Mammootty back then had told me that when the Film Society had begun in Kochi, he used to regularly attend the shows and when the new wave of cinema began, he became its flagbearer. He perceived cinema as an important artform. I was making Anantaram after doing four films and he clearly understood the kind of movies that I was and will be making. So, he came onboard interested to be part of those.
He was perfect for that role; I don’t think anybody could have done it better than him. The protagonist, Ajayan, was a feeble and indecisive man but Balu (Mammootty) had all the qualities and was a paragon of sorts to the former. In the movie, there’s a line where Ajayan says that Balu, even during his childhood, was virtuous. So, to bring that contrast between the two characters, it was essential to have someone like Mammootty and he played the role brilliantly.
Was Mammootty’s performance in Anantaram the reason for also casting him in Mathilukal, which earned him his first National Award for Best Actor?
It was more of a coincidence. Fortunately, when I was doing Mathilukal, I found another role that suited him perfectly. No one else in Malayalam cinema could have acted as Vaikom Muhammed Basheer then – be it in terms of looks or personality. So, he was a natural choice. Mammootty had told me that it was his biggest fortune to act as Basheer while Basheer was still alive. He was so thrilled and that reflected in his performance.
What was Basheer’s feedback after watching the film?
The first screening of the film was organised in Kozhikode for Basheer, his family and friends. I had requested MT Vasudevan Nair and he arranged a special screening for them. All important cultural personalities from Kozhikode were at the screening of the movie. Right after watching the movie, Basheer, who was there with his wife, joked, “Now, she will say that she only wants the Basheer on screen.”
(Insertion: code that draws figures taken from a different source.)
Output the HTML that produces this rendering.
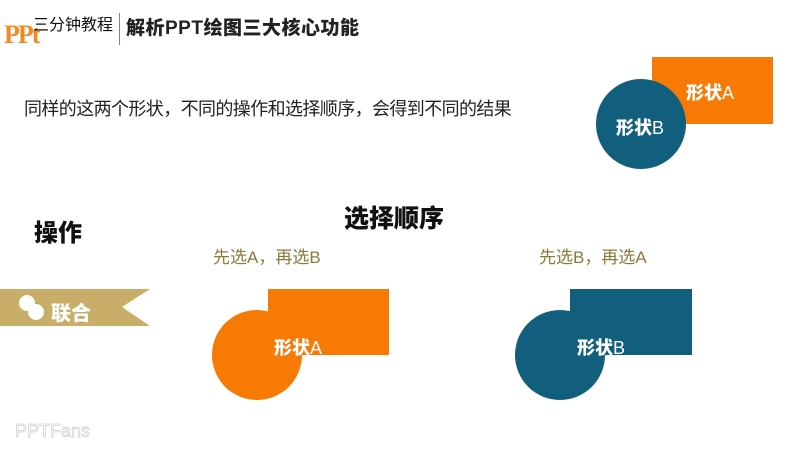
<!DOCTYPE html>
<html><head><meta charset="utf-8"><style>
body{margin:0;width:800px;height:450px;overflow:hidden;background:#fff;font-family:"Liberation Sans","Noto Sans CJK SC",sans-serif;position:relative}
.a{position:absolute;white-space:nowrap}
.b{font-weight:900}
</style></head><body>
<div class="a" style="left:4px;top:20px;font-family:'Liberation Serif',serif;font-weight:bold;font-size:26px;color:#F08A24;letter-spacing:-2px">PPt</div>
<div class="a" style="left:33px;top:11px;font-size:16px;color:#111">三分钟教程</div>
<div class="a" style="left:119px;top:13px;width:1px;height:32px;background:#a08050"></div>
<div class="a b" style="left:126px;top:13px;font-size:19px;color:#222;letter-spacing:0.5px">解析PPT绘图三大核心功能</div>
<div class="a" style="left:24px;top:95px;font-size:18px;color:#222;letter-spacing:-0.6px">同样的这两个形状，不同的操作和选择顺序，会得到不同的结果</div>
<svg class="a" style="left:0;top:0" width="800" height="450">
<rect x="652" y="57" width="121" height="67" fill="#F77A05"/>
<circle cx="641" cy="124" r="45" fill="#115F7C"/>
<rect x="268" y="289" width="121" height="66" fill="#F77A05"/>
<circle cx="257" cy="355" r="45" fill="#F77A05"/>
<rect x="570" y="289" width="122" height="66" fill="#115F7C"/>
<circle cx="560" cy="355" r="45" fill="#115F7C"/>
<polygon points="0,289 150,289 122,307 150,326 0,326" fill="#C9AE6A"/>
<circle cx="27" cy="303" r="8" fill="#fff"/><circle cx="36" cy="312" r="8" fill="#fff"/>
</svg>
<div class="a b" style="left:686px;top:79px;font-size:18px;color:#fff">形状<span style="font-weight:normal">A</span></div>
<div class="a b" style="left:616px;top:114px;font-size:18px;color:#fff">形状<span style="font-weight:normal">B</span></div>
<div class="a b" style="left:274px;top:334px;font-size:18px;color:#fff">形状<span style="font-weight:normal">A</span></div>
<div class="a b" style="left:577px;top:334px;font-size:18px;color:#fff">形状<span style="font-weight:normal">B</span></div>
<div class="a b" style="left:51px;top:297px;font-size:20px;color:#fff">联合</div>
<div class="a b" style="left:34px;top:213px;font-size:24px;color:#111">操作</div>
<div class="a b" style="left:344px;top:199px;font-size:25px;color:#111">选择顺序</div>
<div class="a" style="left:213px;top:243px;font-size:17px;color:#8A7A3C">先选A，再选B</div>
<div class="a" style="left:539px;top:243px;font-size:17px;color:#8A7A3C">先选B，再选A</div>
<div class="a" style="left:15px;top:421px;font-size:18px;color:transparent;-webkit-text-stroke:0.7px #ccc">PPTFans</div>
</body></html>
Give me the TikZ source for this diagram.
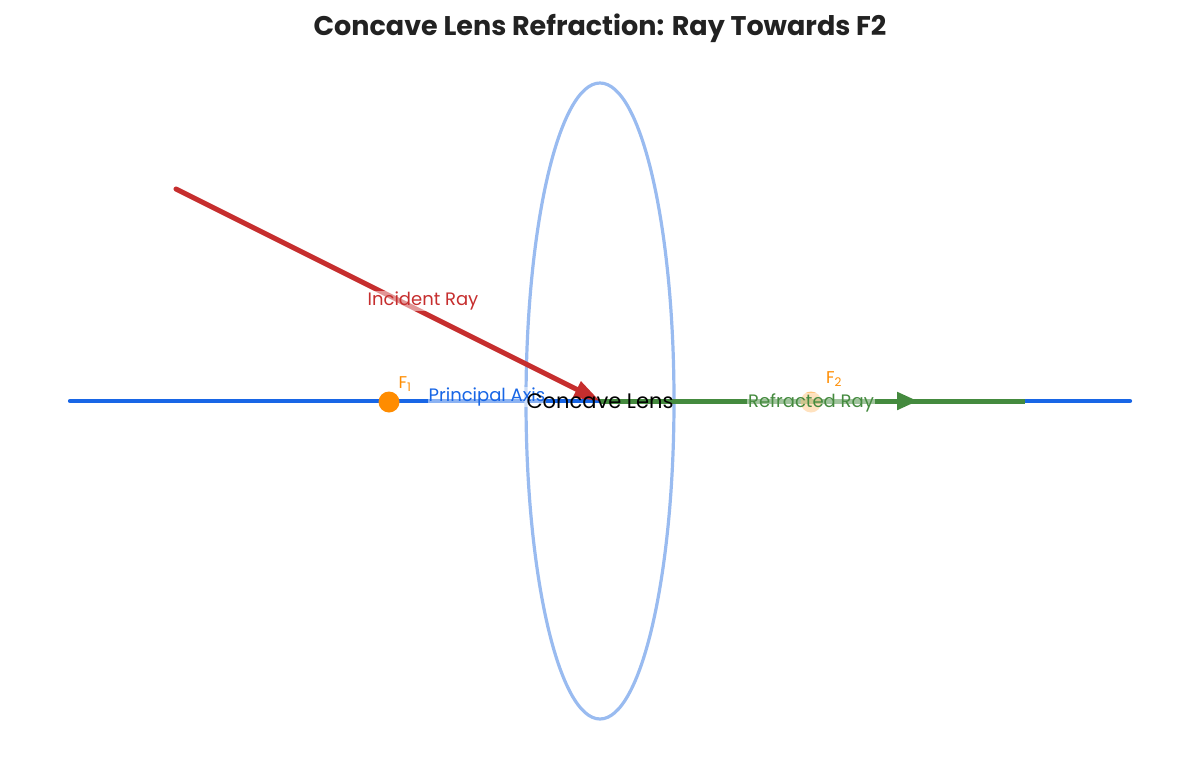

What were the inputs that Mammootty brought into the character?
With respect to my films, it’s not that the actor decides what he wants and then performs. He acts for me; I clearly tell him what I want from him. Mammootty is someone who admires Basheer’s work and so I didn’t have to convince him of anything. That’s also what thrilled him. Another thing is I never show my script to any actor. But for Mathilukal, I made an exception when Mammootty had asked to read the script. That would have given him an idea. It didn’t have any similarities to Basheer’s work that he has read, because the film is about Basheer himself. In this film, Basheer’s character was what stood out and it was almost impossible for any jury to not consider the actor who played that role.
Vidheyan, which won Mammootty his second National Award, though had him in a diametrically opposite role, as the tyrant landlord Bhaskaran Pattelar, again at a time when he was playing the quintessential hero roles in commercial entertainers.
With Vidheyan, my thought was to completely ‘recast’ Mammootty. I wanted to change the look of the superstar entirely. Initially, he wasn’t for it but I told him he had to cut his hair very short. The barber would try it but Mammootty would make up something or the other and so, I had to be present there for the barber to get it done. Along with the moustache and haircut, the film had him in a totally different getup from the ones that the audience was used to.
But there again, Mammootty was aware that it would affect the hero image he had because the character was more of an antagonist. And yet to take up that role, shows the virtue of the actor and his desire to do different characters. That’s where he deserves a lot of credit. He could have kept on playing the handsome hero. Vidheyan was also a physically-demanding film because we shot it in a forest and difficult terrains.
What would you say is the prime reason for casting him in multiple movies, something that you haven’t done with any of your other lead actors?
His discipline – personal and professional. It’s a joy for any filmmaker to work with someone so disciplined. He came to the sets on time and had no complaints whatsoever. He follows that discipline with his diet as well as maintaining his body. As someone who has realised that his body is an important aspect, he ensures that he maintains his fitness. Among those whom I have worked with, only Mammootty has that quality.
Why haven’t you two collaborated again after Vidheyan?
I haven’t found a role that was apt for him. When I was planning Nizhalkuthu, Mammootty said he could play the lead role. But that wasn’t something that would suit him. The character needed us to break the stereotype of executioners and we needed someone who was frail, powerless and kind for that role. No matter how well he acts, I didn’t think Mammootty could play a famished character because of his well-built physique.
What would you attribute to the longevity of Mammootty’s career?
An actor needs to be dedicated to his work, and Mammootty is that. For instance, in Vidheyan, Bhaskaran Pattelar also speaks a mix of Kannada and Malayalam. To those who know Kannada, he talks to them in that language but to his Malayali workers, he speaks Malayalam but with a heavy Kannada accent. During the dubbing, I brought a Kannada writer to Chennai and Mammootty would make him say certain things and repeat that. So, that’s the effort that has gone into the character from his part. The movie has a lot of such details.